Recuerdo el primer día que salí con mi hermana de 12 años a dar un paseo en mi pequeño pueblo en la provincia de Ciudad Real. Aquel domingo era un día nublado donde las calles nos respondieron con el silencio que llevaban semanas acumulando. De vez en cuando, algún vecino salía por la puerta de su casa, mascarilla puesta y cesta de la compra. Volver a saludarles se me hizo extremadamente extraño. Sentí ese placer que da la comunicación más allá de estas pantallas a las que el confinamiento nos ha atado. Sí, era posible estar más hiperconectado que lo acostumbrado en esta sociedad red.

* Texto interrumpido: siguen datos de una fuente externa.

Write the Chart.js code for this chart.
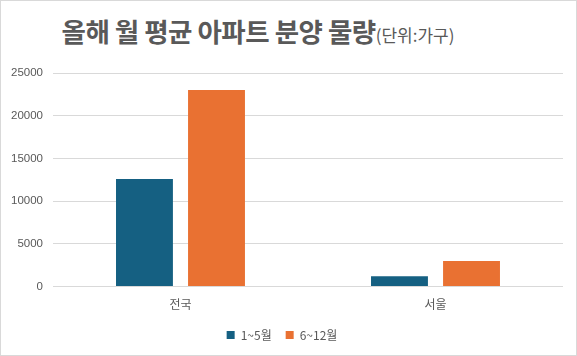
<!DOCTYPE html>
<html><head><meta charset="utf-8">
<script src="https://cdn.jsdelivr.net/npm/chart.js@4/dist/chart.umd.min.js"></script>
<style>
html,body{margin:0;padding:0;background:#fff;}
#wrap{position:relative;width:575px;height:354px;border:1px solid #d9d9d9;background:#fff;}
#title{position:absolute;left:-3px;top:10px;width:520px;text-align:center;white-space:nowrap;color:#595959;font-family:"Noto Sans CJK KR","Noto Sans",sans-serif;}
#title .main{font-size:26.5px;font-weight:bold;letter-spacing:-0.5px;}
#title .sub{font-size:17px;font-weight:normal;}
canvas{position:absolute;left:0;top:0;}
</style></head>
<body>
<div id="wrap">
<div id="title"><span class="main">올해 월 평균 아파트 분양 물량</span><span class="sub">(단위:가구)</span></div>
<canvas id="c" width="575" height="354"></canvas>
</div>
<script>
const categories = ["전국", "서울"];
const seriesNames = ["1~5월", "6~12월"];
const janMay = [12600, 1200];   // 1~5월: 전국, 서울
const junDec = [23000, 3000];   // 6~12월: 전국, 서울
const yTicks = [0, 5000, 10000, 15000, 20000, 25000];

const colors = ["#156082", "#E97132"];

new Chart(document.getElementById('c'), {
  type: 'bar',
  data: {
    labels: categories,
    datasets: [
      {label: seriesNames[0], data: janMay, backgroundColor: colors[0], barPercentage: 0.79, categoryPercentage: 0.565},
      {label: seriesNames[1], data: junDec, backgroundColor: colors[1], barPercentage: 0.79, categoryPercentage: 0.565}
    ]
  },
  options: {
    responsive: false,
    animation: false,
    layout: {padding: {top: 72, left: 0, right: 13, bottom: 4}},
    plugins: {
      title: {display: false},
      tooltip: {enabled: false},
      legend: {
        position: 'bottom',
        labels: {boxWidth: 8, boxHeight: 8, color: '#595959', font: {size: 12, family: '"Noto Sans CJK KR", sans-serif'}, padding: 14}
      }
    },
    scales: {
      x: {
        grid: {display: false},
        border: {display: false},
        ticks: {color: '#595959', font: {size: 12, family: '"Noto Sans CJK KR", sans-serif'}, padding: 3}
      },
      y: {
        min: 0, max: 25000,
        afterBuildTicks: (s) => { s.ticks = yTicks.map(v => ({value: v})); },
        grid: {color: '#d9d9d9', drawTicks: false},
        border: {display: false},
        ticks: {color: '#595959', font: {size: 11.5, family: '"Liberation Sans", Arial, sans-serif'}, padding: 10,
          callback: (v) => String(v)}
      }
    }
  }
});
</script>
</body></html>
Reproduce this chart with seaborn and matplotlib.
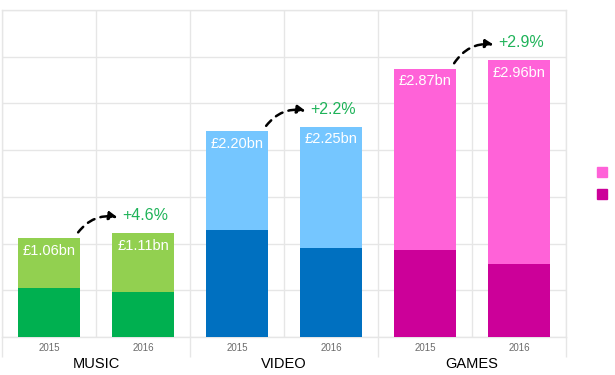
import seaborn as sns
import pandas as pd
import matplotlib.pyplot as plt
from matplotlib.patches import Patch

# UK entertainment market, £bn
categories = ['MUSIC', 'VIDEO', 'GAMES']
years = ['2015', '2016']
totals = [1.06, 1.11, 2.20, 2.25, 2.87, 2.96]
physical = [0.52, 0.48, 1.15, 0.95, 0.93, 0.78]
growth = ['+4.6%', '+2.2%', '+2.9%']

light_colors = ['#92d050', '#92d050', '#75c6ff', '#75c6ff', '#ff62d8', '#ff62d8']
dark_colors = ['#00b050', '#00b050', '#0070c0', '#0070c0', '#cc0099', '#cc0099']
grid_color = '#e6e6e6'

sns.set_theme(style='white')
plt.rcParams['font.family'] = ['Liberation Sans', 'DejaVu Sans']

keys = [f'{c} {y}' for c in categories for y in years]
df = pd.DataFrame({'key': keys, 'total': totals, 'physical': physical})

fig = plt.figure(figsize=(6.15, 3.75), dpi=100)
ax = fig.add_axes([2 / 615, 1 - 337 / 375, 564 / 615, 327 / 375])

sns.barplot(data=df, x='key', y='total', hue='key', palette=light_colors, saturation=1,
            width=0.67, legend=False, ax=ax, zorder=3, linewidth=0)
sns.barplot(data=df, x='key', y='physical', hue='key', palette=dark_colors, saturation=1,
            width=0.67, legend=False, ax=ax, zorder=4, linewidth=0)

ax.set_xlim(-0.5, 5.5)
ax.set_ylim(0, 3.5)
ax.set_yticks([i * 0.5 for i in range(8)])
ax.set_xticks(range(6))
ax.set_xticklabels(years * 3, fontsize=7, color='#6b6b6b')
ax.set_xticks([i - 0.5 for i in range(7)], minor=True)
ax.tick_params(axis='x', which='both', length=0, pad=4)
ax.tick_params(axis='y', left=False, labelleft=False)
ax.grid(True, axis='y', color=grid_color, lw=1, zorder=0)
ax.grid(True, axis='x', which='minor', color=grid_color, lw=1, zorder=0)
ax.grid(False, axis='x', which='major')
ax.set(xlabel='', ylabel='')
for s in ax.spines.values():
    s.set_color(grid_color)
    s.set_linewidth(1)

# separators between groups run down past the axis
ax.vlines([-0.5, 1.5, 3.5, 5.5], -0.21, 0, colors=grid_color, lw=1, clip_on=False)

# value labels inside the bars
for i, v in enumerate(totals):
    ax.text(i, v - 0.135, f'£{v:.2f}bn', color='white', fontsize=10.5,
            ha='center', va='center', zorder=5)

# growth arrows and percentages
for g, c in enumerate(categories):
    a, b = 2 * g, 2 * g + 1
    ax.annotate('', xy=(b - 0.27, totals[b] + 0.17), xytext=(a + 0.31, totals[a] + 0.06),
                arrowprops=dict(arrowstyle='-|>', connectionstyle='arc3,rad=-0.3',
                                linestyle=(0, (3, 2.5)), lw=1.8, color='black',
                                mutation_scale=12, shrinkA=0, shrinkB=0), zorder=6)
    ax.text(b - 0.22, totals[b] + 0.19, growth[g], color='#1fb359', fontsize=11.5,
            ha='left', va='center', zorder=6)
    ax.annotate(c, xy=(a + 0.5, 0), xycoords=('data', 'axes fraction'),
                xytext=(0, -27), textcoords='offset pixels', ha='center', va='center',
                fontsize=10.5, color='black')

# legend: its labels fall outside the picture in the original, only the keys show
handles = [Patch(color=light_colors[4]), Patch(color=dark_colors[4])]
fig.legend(handles, ['', ''], loc='upper left', bbox_to_anchor=(597 / 615, 1 - 166 / 375),
           frameon=False, fontsize=10, handlelength=0.75, handleheight=0.8,
           handletextpad=0, labelspacing=0.55, borderpad=0, borderaxespad=0)

fig.savefig('out.png', dpi=100)
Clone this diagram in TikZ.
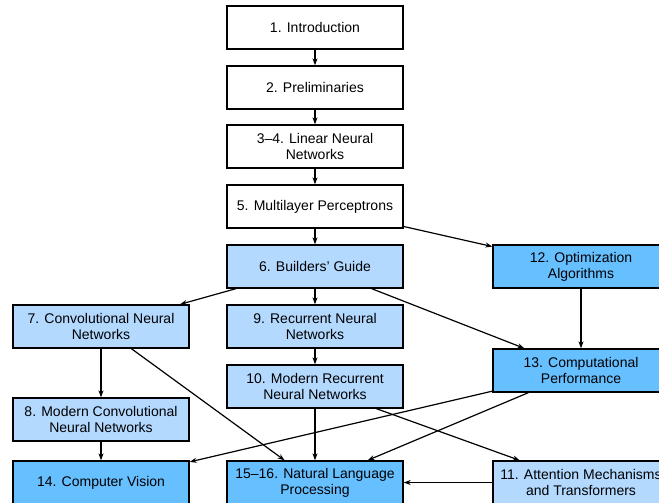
\documentclass[tikz,border=0pt]{standalone}
\usepackage{fontspec}
\setmainfont{Liberation Sans}
\usetikzlibrary{arrows.meta, positioning}
\definecolor{ChapWhite}{HTML}{FFFFFF}
\definecolor{ChapLight}{HTML}{B3D9FF}
\definecolor{ChapMid}{HTML}{66BFFF}

\begin{document}
\begin{tikzpicture}[
    x=1pt, y=-1pt,
    >=Stealth,
    chap/.style={
        draw=black,
        line width=1.3pt,
        fill=ChapWhite,
        minimum width=176pt,
        minimum height=43pt,
        inner sep=0pt,
        align=center,
        font=\fontsize{14}{16}\selectfont
    },
    base/.style={chap, fill=ChapLight},
    adv/.style={chap, fill=ChapMid},
    every edge/.style={draw=black, line width=1.2pt, -{Stealth[length=7pt,width=5pt]}}
]
\useasboundingbox (0,0) rectangle (659,503);

\node[chap] (C1) at (315, 27.5) {1. Introduction};
\node[chap] (C2) at (315, 87.5) {2. Preliminaries};
\node[chap] (C3) at (315, 146.5) {3--4. Linear Neural\\Networks};
\node[chap] (C5) at (315, 206.5) {5. Multilayer Perceptrons};
\node[base] (C6) at (315, 266.5) {6. Builders' Guide};
\node[base] (C7) at (101, 326.5) {7. Convolutional Neural\\Networks};
\node[base] (C9) at (315, 326.5) {9. Recurrent Neural\\Networks};
\node[base] (C8) at (101, 419.5) {8. Modern Convolutional\\Neural Networks};
\node[base] (C10) at (315, 386.5) {10. Modern Recurrent\\Neural Networks};
\node[adv] (C12) at (581, 266.5) {12. Optimization\\Algorithms};
\node[adv] (C13) at (581, 370.5) {13. Computational\\Performance};
\node[adv] (C14) at (101, 482.5) {14. Computer Vision};
\node[adv] (C15) at (315, 482.5) {15--16. Natural Language\\Processing};
\node[base] (C11) at (581, 482.5) {11. Attention Mechanisms\\and Transformers};

\path (C1) edge (C2);
\path (C2) edge (C3);
\path (C3) edge (C5);
\path (C5) edge (C6);
\path (C5) edge (C12);
\path (C6) edge (C7);
\path (C6) edge (C9);
\path (C6) edge (C13);
\path (C7) edge (C8);
\path (C7) edge (C15);
\path (C8) edge (C14);
\path (C9) edge (C10);
\path (C10) edge (C15);
\path (C10) edge (C11);
\path (C12) edge (C13);
\path (C13) edge (C14);
\path (C13) edge (C15);
\path (C11) edge (C15);
\end{tikzpicture}
\end{document}
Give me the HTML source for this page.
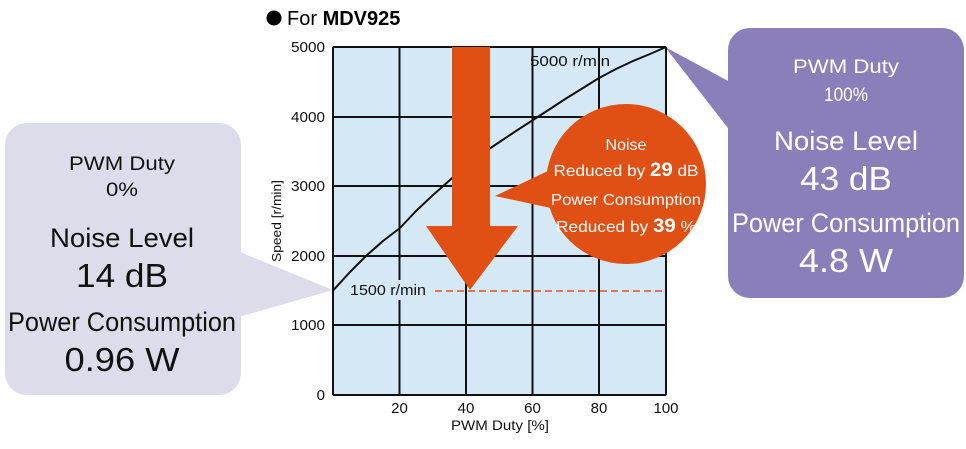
<!DOCTYPE html>
<html><head><style>body{margin:0;background:#fff;}svg text{font-family:"Liberation Sans",sans-serif;}</style></head>
<body>
<svg width="966" height="444" viewBox="0 0 966 444" xmlns="http://www.w3.org/2000/svg">
<circle cx="274" cy="18" r="7.5" fill="#000"/>
<text x="287" y="25" font-size="20">For <tspan font-weight="bold">MDV925</tspan></text>
<!-- left callout -->
<polygon points="235,250 235,318 333,290" fill="#dcdcea"/>
<rect x="5" y="123" width="236" height="272" rx="22" fill="#dcdcea"/>
<g text-anchor="middle" fill="#111">
<text x="122" y="170" font-size="19" textLength="106" lengthAdjust="spacingAndGlyphs">PWM Duty</text>
<text x="122" y="196" font-size="19" textLength="32" lengthAdjust="spacingAndGlyphs">0%</text>
<text x="122" y="247" font-size="27" textLength="144" lengthAdjust="spacingAndGlyphs">Noise Level</text>
<text x="122" y="287" font-size="33" textLength="92" lengthAdjust="spacingAndGlyphs">14 dB</text>
<text x="122" y="331" font-size="27" textLength="228" lengthAdjust="spacingAndGlyphs">Power Consumption</text>
<text x="122" y="371" font-size="33" textLength="115" lengthAdjust="spacingAndGlyphs">0.96 W</text>
</g>
<!-- right callout -->
<polygon points="665,47 745,90 745,150" fill="#8a7fb8"/>
<rect x="728" y="28" width="236" height="270" rx="22" fill="#8a7fb8"/>
<g text-anchor="middle" fill="#fff">
<text x="846" y="73" font-size="19" textLength="106" lengthAdjust="spacingAndGlyphs">PWM Duty</text>
<text x="846" y="101" font-size="19" textLength="44" lengthAdjust="spacingAndGlyphs">100%</text>
<text x="846" y="150" font-size="27" textLength="144" lengthAdjust="spacingAndGlyphs">Noise Level</text>
<text x="846" y="190" font-size="33" textLength="92" lengthAdjust="spacingAndGlyphs">43 dB</text>
<text x="846" y="232" font-size="27" textLength="228" lengthAdjust="spacingAndGlyphs">Power Consumption</text>
<text x="846" y="272" font-size="33" textLength="94" lengthAdjust="spacingAndGlyphs">4.8 W</text>
</g>
<!-- plot -->
<rect x="333" y="47" width="333" height="348" fill="#d4e9f5"/>
<g stroke="#111" stroke-width="2">
<line x1="333" y1="47" x2="666" y2="47"/>
<line x1="333" y1="117" x2="666" y2="117"/>
<line x1="333" y1="186" x2="666" y2="186"/>
<line x1="333" y1="256" x2="666" y2="256"/>
<line x1="333" y1="325" x2="666" y2="325"/>
<line x1="333" y1="395" x2="666" y2="395"/>
<line x1="333" y1="47" x2="333" y2="395"/>
<line x1="399.5" y1="47" x2="399.5" y2="395"/>
<line x1="466" y1="47" x2="466" y2="395"/>
<line x1="532.5" y1="47" x2="532.5" y2="395"/>
<line x1="599" y1="47" x2="599" y2="395"/>
<line x1="666" y1="47" x2="666" y2="395"/>
</g>
<g font-size="15" fill="#111" text-anchor="end">
<text x="325" y="52" textLength="34" lengthAdjust="spacingAndGlyphs">5000</text><text x="325" y="122" textLength="34" lengthAdjust="spacingAndGlyphs">4000</text><text x="325" y="191" textLength="34" lengthAdjust="spacingAndGlyphs">3000</text>
<text x="325" y="261" textLength="34" lengthAdjust="spacingAndGlyphs">2000</text><text x="325" y="330" textLength="34" lengthAdjust="spacingAndGlyphs">1000</text><text x="325" y="400">0</text>
</g>
<g font-size="15" fill="#111" text-anchor="middle">
<text x="399.5" y="413">20</text><text x="466" y="413">40</text><text x="532.5" y="413">60</text>
<text x="599" y="413">80</text><text x="666" y="413">100</text>
<text x="500" y="430" font-size="14" textLength="98" lengthAdjust="spacingAndGlyphs">PWM Duty [%]</text>
</g>
<text transform="translate(281,221) rotate(-90)" font-size="13" text-anchor="middle" fill="#111" textLength="82" lengthAdjust="spacingAndGlyphs">Speed [r/min]</text>
<polyline points="333,290.6 350,272 366,256 383,241 400,228 416,211 433,195 450,180 466,165 483,153 499.5,142 516,131 533,120 550,109 566,98.5 583,88 599,78 616,69 633,61 650,54 666,47" fill="none" stroke="#111" stroke-width="2" stroke-linejoin="round"/>
<text x="530" y="66" font-size="15" fill="#111" textLength="80" lengthAdjust="spacingAndGlyphs">5000 r/min</text>
<line x1="435" y1="291" x2="666" y2="291" stroke="#e0502a" stroke-width="1.5" stroke-dasharray="7,4"/>
<rect x="345" y="280" width="85" height="20" fill="#d4e9f5"/>
<text x="350" y="295" font-size="15" fill="#111" textLength="76" lengthAdjust="spacingAndGlyphs">1500 r/min</text>
<!-- arrow -->
<polygon points="452,47 490,47 490,226 518,226 470,290 426,226 452,226" fill="#e05014"/>
<!-- circle -->
<polygon points="550,170 495,196 560,210" fill="#e05014"/>
<circle cx="626" cy="184" r="80" fill="#e05014"/>
<g text-anchor="middle" fill="#fff" font-size="16">
<text x="626" y="150">Noise</text>
<text x="626" y="176" textLength="145" lengthAdjust="spacingAndGlyphs">Reduced by <tspan font-weight="bold" font-size="19">29</tspan> dB</text>
<text x="626" y="205" textLength="150" lengthAdjust="spacingAndGlyphs">Power Consumption</text>
<text x="626" y="232" textLength="140" lengthAdjust="spacingAndGlyphs">Reduced by <tspan font-weight="bold" font-size="19">39</tspan> %</text>
</g>
</svg>
</body></html>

Valoré como nunca las pequeñas muestras de afecto que empezaban a florecer, como las flores en este campo amarillo del que ya se maravillaba Antonio Machado. Ver las sonrisas de mis vecinos, percibidas por los ojos achinados, fue un soplo de aire fresco tras un aislamiento para el que nadie estaba preparado. Pero empezamos a salir, a volver a ver el mundo, ya desde otra perspectiva, la que da el sacrificio y la ausencia de lo que considerábamos normal. Las cosas se han vuelto extraordinarias, nos sentimos conectados por una desgracia que se ha llevado a muchos vecinos y vecinas, compatriotas anónimos que son mucho más que un número.
Y ahora nos estamos desescalando, quitándonos el polvo y volviendo a dar pasos, en paseos y hacia lo que éramos antes. Muchos llevamos semanas viviendo de recuerdos y soñando despiertos, es normal, necesitamos estímulos y la vida ahí fuera está llena de ellos. Poco a poco nos iremos acercando a esa meta en la que nos reencontramos y los abrazos cobran un nuevo significado, uno mucho más intenso. Volveremos a emocionarnos al ver ese campo amarillo, esos mercados donde las voces se mezclan y la amabilidad se mece entre dependientes y clientes, esos balcones desde los que hemos vivido, que ya no pasarán desapercibidos. Nos volveremos a ver.